Blink looks to simplify cloud operations management with $26M investment

Blink’s co-founders have been working in security and automation for a number of years, and they observed that there was a strong overlap between developer operations (DevOps) and security operations (SecOps) when it came to managing cloud infrastructure.

Initially, the founders believed this was strictly a DevOps problem, but as they did research with potential customers for their burgeoning startup, security management kept coming up, and they realized this was two parts of the same problem.

“We realized that most of the DevOps teams, the infrastructure teams and developers were telling us that they were spending 30 to 50% of their time doing security-related stuff,” Blink co-founder and CEO Gil Barak told me.

He said that in the old on-prem world, IT and security worked in silos and often clashed when requirements weren’t being met, but as companies have moved increasingly to the cloud, the teams have grown more cooperative.

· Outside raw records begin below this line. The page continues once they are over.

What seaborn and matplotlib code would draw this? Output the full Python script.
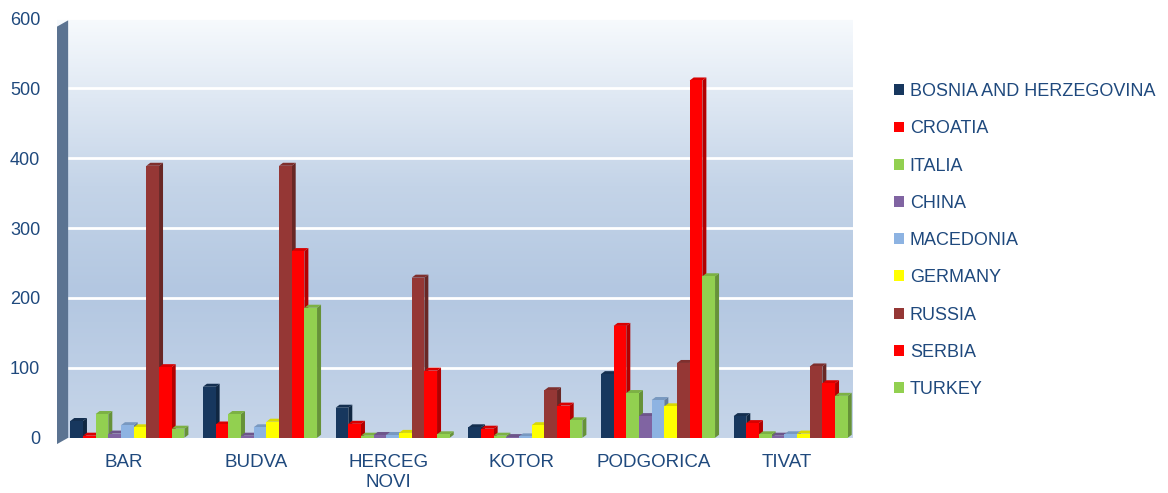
import numpy as np
import pandas as pd
import matplotlib
matplotlib.use("Agg")
import matplotlib.pyplot as plt
import matplotlib.colors as mcolors
from matplotlib.patches import Polygon
import seaborn as sns

# --- data ---
cities = ["BAR", "BUDVA", "HERCEG\nNOVI", "KOTOR", "PODGORICA", "TIVAT"]
countries = ["BOSNIA AND HERZEGOVINA", "CROATIA", "ITALIA", "CHINA", "MACEDONIA",
             "GERMANY", "RUSSIA", "SERBIA", "TURKEY"]
bosnia = [24, 73, 43, 15, 91, 31]
croatia = [3, 19, 20, 13, 160, 21]
italia = [34, 34, 3, 3, 64, 5]
china = [6, 3, 4, 1, 31, 3]
macedonia = [18, 15, 4, 2, 54, 5]
germany = [15, 23, 7, 18, 45, 6]
russia = [389, 389, 229, 68, 107, 102]
serbia = [101, 267, 96, 46, 511, 78]
turkey = [13, 186, 5, 25, 231, 60]
colors = ["#17375e", "#ff0000", "#92d050", "#8064a2", "#8db3e2",
          "#ffff00", "#953735", "#ff0000", "#92d050"]

series = [bosnia, croatia, italia, china, macedonia, germany, russia, serbia, turkey]
rows = []
for name, vals in zip(countries, series):
    for c, v in zip(cities, vals):
        rows.append({"city": c, "country": name, "value": v})
df = pd.DataFrame(rows)

sns.set_style("white")
plt.rcParams["font.family"] = ["Liberation Sans", "DejaVu Sans"]
txt = "#1f497d"

fig = plt.figure(figsize=(11.68, 4.93), dpi=100)
ax = fig.add_axes([57 / 1168, 0.112, 796 / 1168, 0.851])

sns.barplot(data=df, x="city", y="value", hue="country", hue_order=countries,
            palette=colors, width=0.86, saturation=1, ax=ax, zorder=3,
            edgecolor="none", legend=True)
ax.set_ylim(0, 600)
ax.set_xlim(-0.5, 5.5)

# gradient backdrop
cmap = mcolors.LinearSegmentedColormap.from_list(
    "bg", [(0, "#c6d5e9"), (0.35, "#b3c7e1"), (0.6, "#c4d4e8"), (1, "#f7fafd")])
grad = np.linspace(0, 1, 256).reshape(-1, 1)
ax.imshow(grad, extent=[-0.5, 5.5, 0, 600], origin="lower", aspect="auto",
          cmap=cmap, zorder=0)
for yv in range(100, 601, 100):
    ax.axhline(yv, color="white", lw=2, zorder=1)

# 3D side/top faces for each bar
fig.canvas.draw()
inv = ax.transData.inverted()
p0 = inv.transform((0, 0))
p1 = inv.transform((4, 3))
dx, dy = p1 - p0
for i, cont in enumerate(ax.containers):
    for bar in cont:
        x0, w, h = bar.get_x() + dx, bar.get_width(), bar.get_height()
        bar.set_x(x0)
        x1 = x0 + w
        fc = np.array(mcolors.to_rgb(bar.get_facecolor()))
        z = 3 + i * 0.1
        bar.set_zorder(z)
        side = Polygon([(x1, 0), (x1 + dx, dy), (x1 + dx, h + dy), (x1, h)],
                       closed=True, facecolor=fc * 0.7, edgecolor="none", zorder=z - 0.05)
        top = Polygon([(x0, h), (x0 + dx, h + dy), (x1 + dx, h + dy), (x1, h)],
                      closed=True, facecolor=fc * 0.85, edgecolor="none", zorder=z - 0.05)
        ax.add_patch(side)
        ax.add_patch(top)

# left wall
wall = Polygon([(0, -0.015), (0.014, 0.0), (0.014, 0.995), (0, 0.98)], closed=True,
               transform=ax.transAxes, facecolor="#5b7391", edgecolor="none",
               clip_on=False, zorder=5)
ax.add_patch(wall)

for s in ax.spines.values():
    s.set_visible(False)
ax.set_yticks(range(0, 601, 100))
ax.tick_params(axis="y", length=0, pad=12, labelsize=13, labelcolor=txt)
ax.tick_params(axis="x", length=0, pad=12, labelsize=13.5, labelcolor=txt)
ax.set_xlabel("")
ax.set_ylabel("")

handles, labels = ax.get_legend_handles_labels()
leg = ax.legend(handles, labels, loc="center left", bbox_to_anchor=(1.043, 0.47),
                frameon=False, fontsize=13, labelspacing=1.12, handlelength=0.55,
                handleheight=0.55, handletextpad=0.3, borderaxespad=0)
for t in leg.get_texts():
    t.set_color(txt)

fig.savefig("out.png", dpi=100)
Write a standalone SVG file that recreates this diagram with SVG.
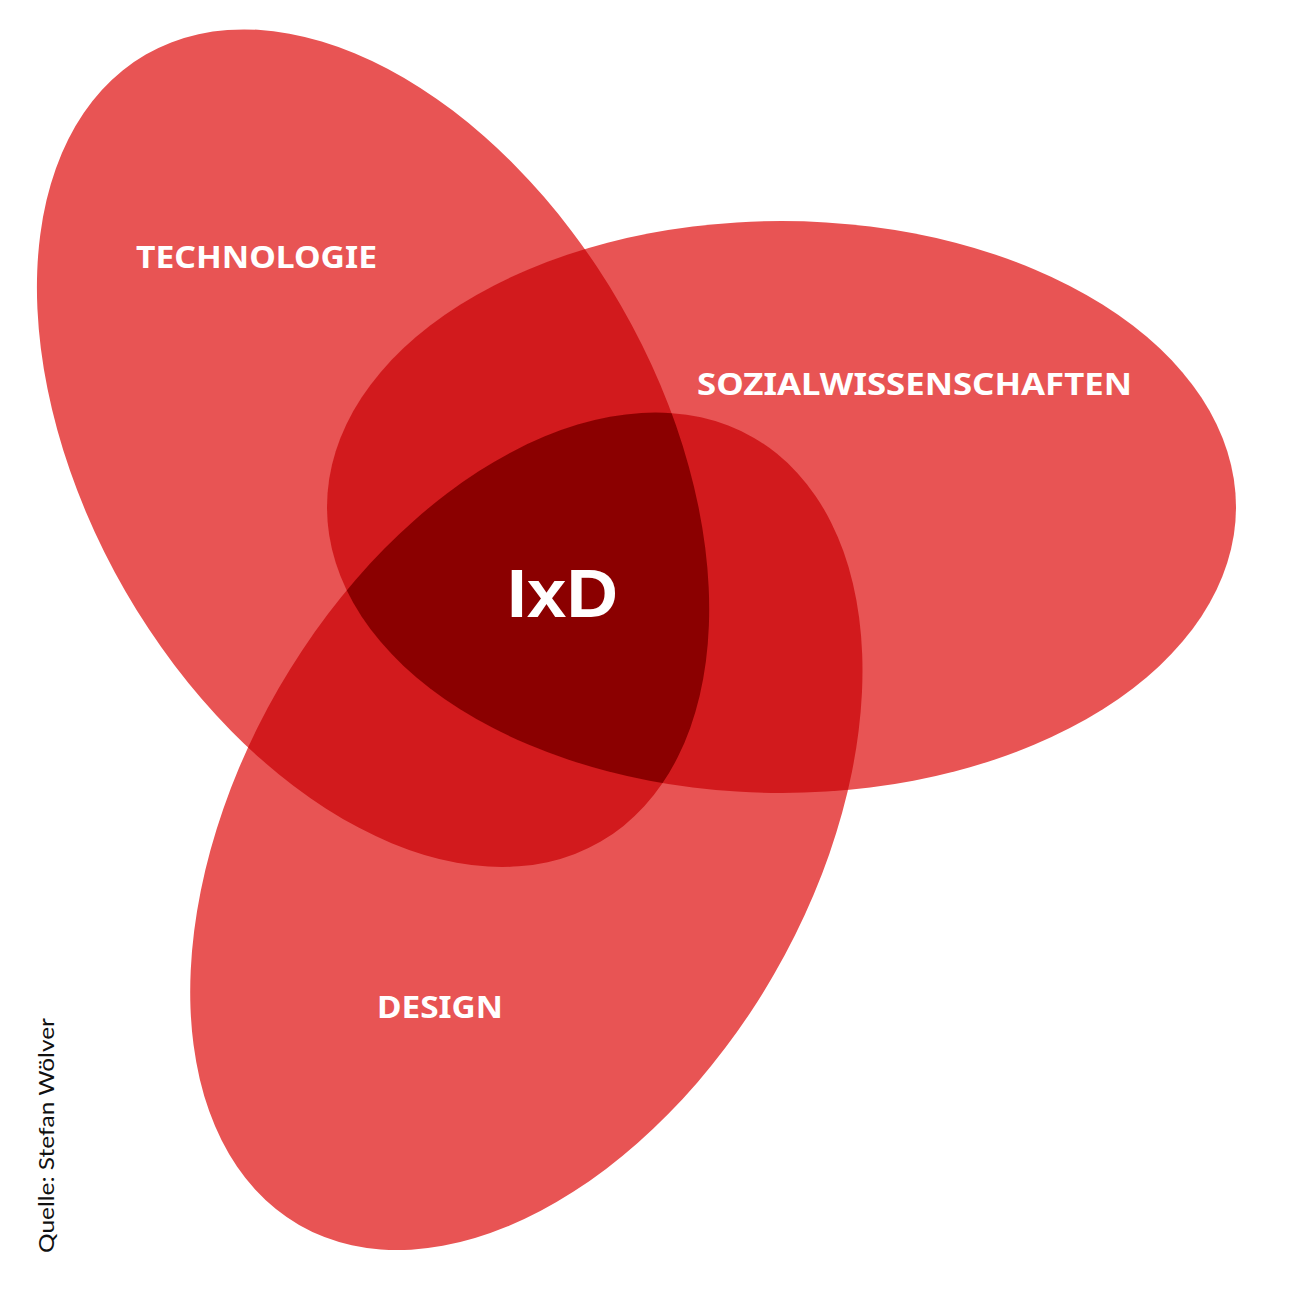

“When you look at the new world of CloudOps, talking to CISOs (chief information security officers) and DevOps, they work together. They help each other. It’s a completely different dynamic,” Barak said.

Blink’s solution provides a way to build playbooks without using code to automate different activities, whether it’s an incident response, a security breach or deploying an Amazon S3 bucket.

“At the end of the day, we provide a workflow platform that lets you automate workflows, as well as build internal tools for operating in the cloud,” he said. “It is not just making sure it’s up and running. It’s also making sure it’s secure and making sure the costs are right, and so we realized that it’s essentially the same solution, having the same teams addressing multiple use cases.”

The company launched last year and took a good part of the year building and refining the product with design partners to get it right. In fact, they completely changed it from the original vision. After getting feedback from potential customers, they shifted to a no-code approach to solving the problem. The product is not in GA yet, but he expects that to happen sometime in the second half of the year.

The company has about 30 employees, with some in the U.S. in the Bay Area, some in Israel and others spread out across the world, including a few from Ukraine, who he reports are safe in Poland at the moment. The startup hopes to double the number of employees by the end of the year, and he says he wants to build a diverse group by not always looking for a certain skill set, but a willingness to learn.

“I believe, personally, that when somebody is really good at something they can be good at many other things. And so that’s basically how we select our people,” he said. To do that, he may look for potential employees who have a set of skills, even when they don’t match perfectly with the job description.

The company announced $26 million in funding today. That breaks down to $20 million Series A and the remainder in seed and pre-seed funding received previously. The funding was led by Lightspeed Venture Partners with participation from Entrée Capital, Hetz Ventures and a slew of individual tech industry investors.